I am used to a certain built-in detachment from reality when it comes to Oscar predictions.
For example, right now there is a consensus forming that The Help is looking like a good bet for a Picture nomination, while Drive is not getting talked up much outside of Albert Brooks' performance. And you know what? I get it. Bright and feel-good beats dark and strange every time. Even when one is masterful and the other is ineptitude propped up by great actors. Fine. Whatever. I expected nothing better.
But - BUT - you can only push good taste so far before it digs in its heels, puts up its dukes and declares it will take this abuse no longer. At this moment movie writers across the web are taking seriously Harry Potter's chances at a Picture nomination, while at the same time there is nary a word, barely a tiny flea-sized peep, for Asghar Farhadi's A Separation outside of the foreign language category, even though it has been roundly declared a masterpiece by pretty much everyone who's laid eyes on it.
This will not stand.
When folks start writing seriously about Harry Potter as a Best Picture contender I feel I might lose it like Sarah Jessica Parker's character from Ed Wood and start shouting,
"You people are insane. You're wasting your time on shit. These movies are TERRIBLE!"
Okay, terrible is way too strong. I've already detailed my disappointment with the series here. There were some highlights to be sure, especially once Chris Columbus was thrown overboard, and there was an undeniable charge to an eighth installment made up entirely of action and emotional payoffs, but when it comes to intelligent people considering any Potter film as a contender for the top honor my indignation stands. That way madness lies.
I cannot follow the logic that says crossing the finish line, and exceeding expectations in the final installment, somehow granted the franchise "due" status. The Academy doesn't meet in a giant conference room and decide to throw certain films a bone after securing nominations for the all the really worthy films.

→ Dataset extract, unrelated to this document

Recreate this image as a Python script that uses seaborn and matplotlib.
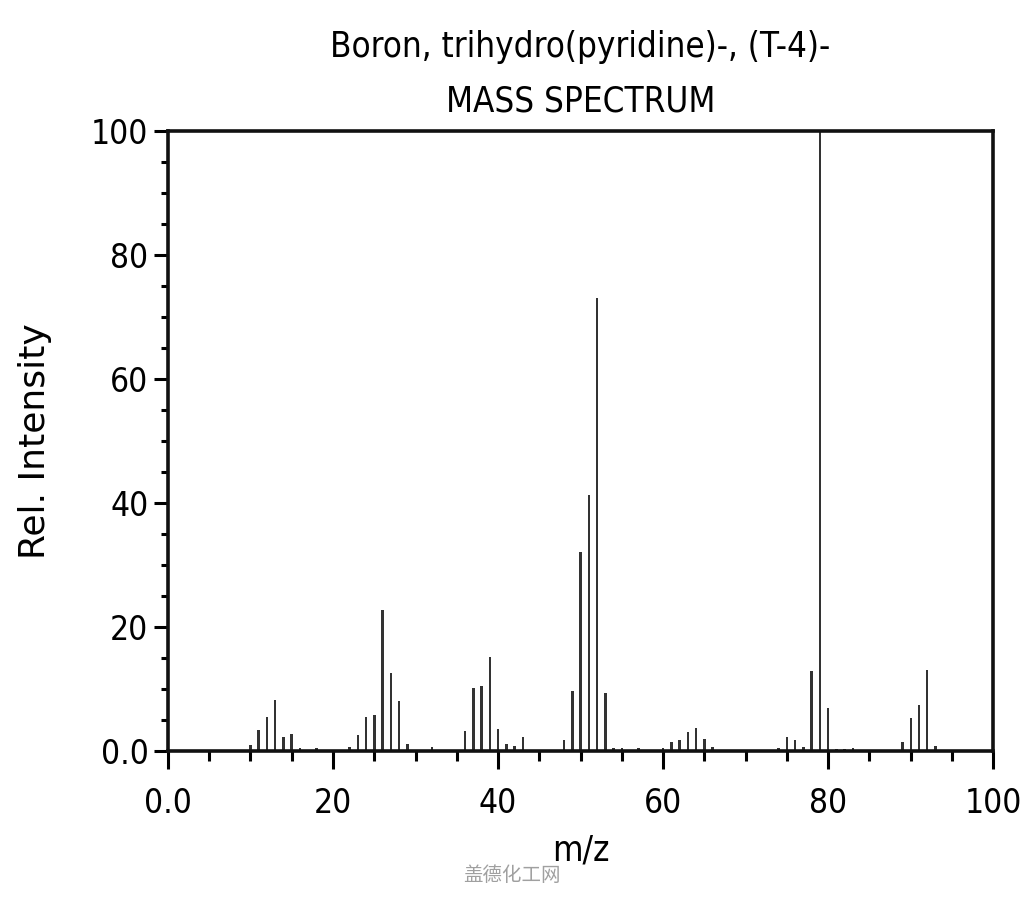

A Picture nomination for Hallows would mean hundreds of people picking up a ballot after watching The Descendants and The Artist and Tree of Life and Moneyball and whatever else you can name and saying to hell with all of them and placing Harry Potter at the top of the list. Give me a break. If that happens I will eat all 759 pages of Deathly Hallows with barbecue sauce.
So I humbly request that going forward everybody diverts their efforts from analyzing the Oscar prospects of The Boy Who Lived and turn them towards reminding everybody that A Separation is eligible in all categories. Here - I'm no great shakes at graphic design but I will get the ball rolling:
There now. Doesn't that feel better?
We are going into the third year with the expanded Best Picture category and still have not seen a foreign title nominated. What's the point of adding more slots if an unequivocal masterpiece can't make the cut even if it is in Persian and has a lousy release date? So let the word go forth: A Separation for Best Picture!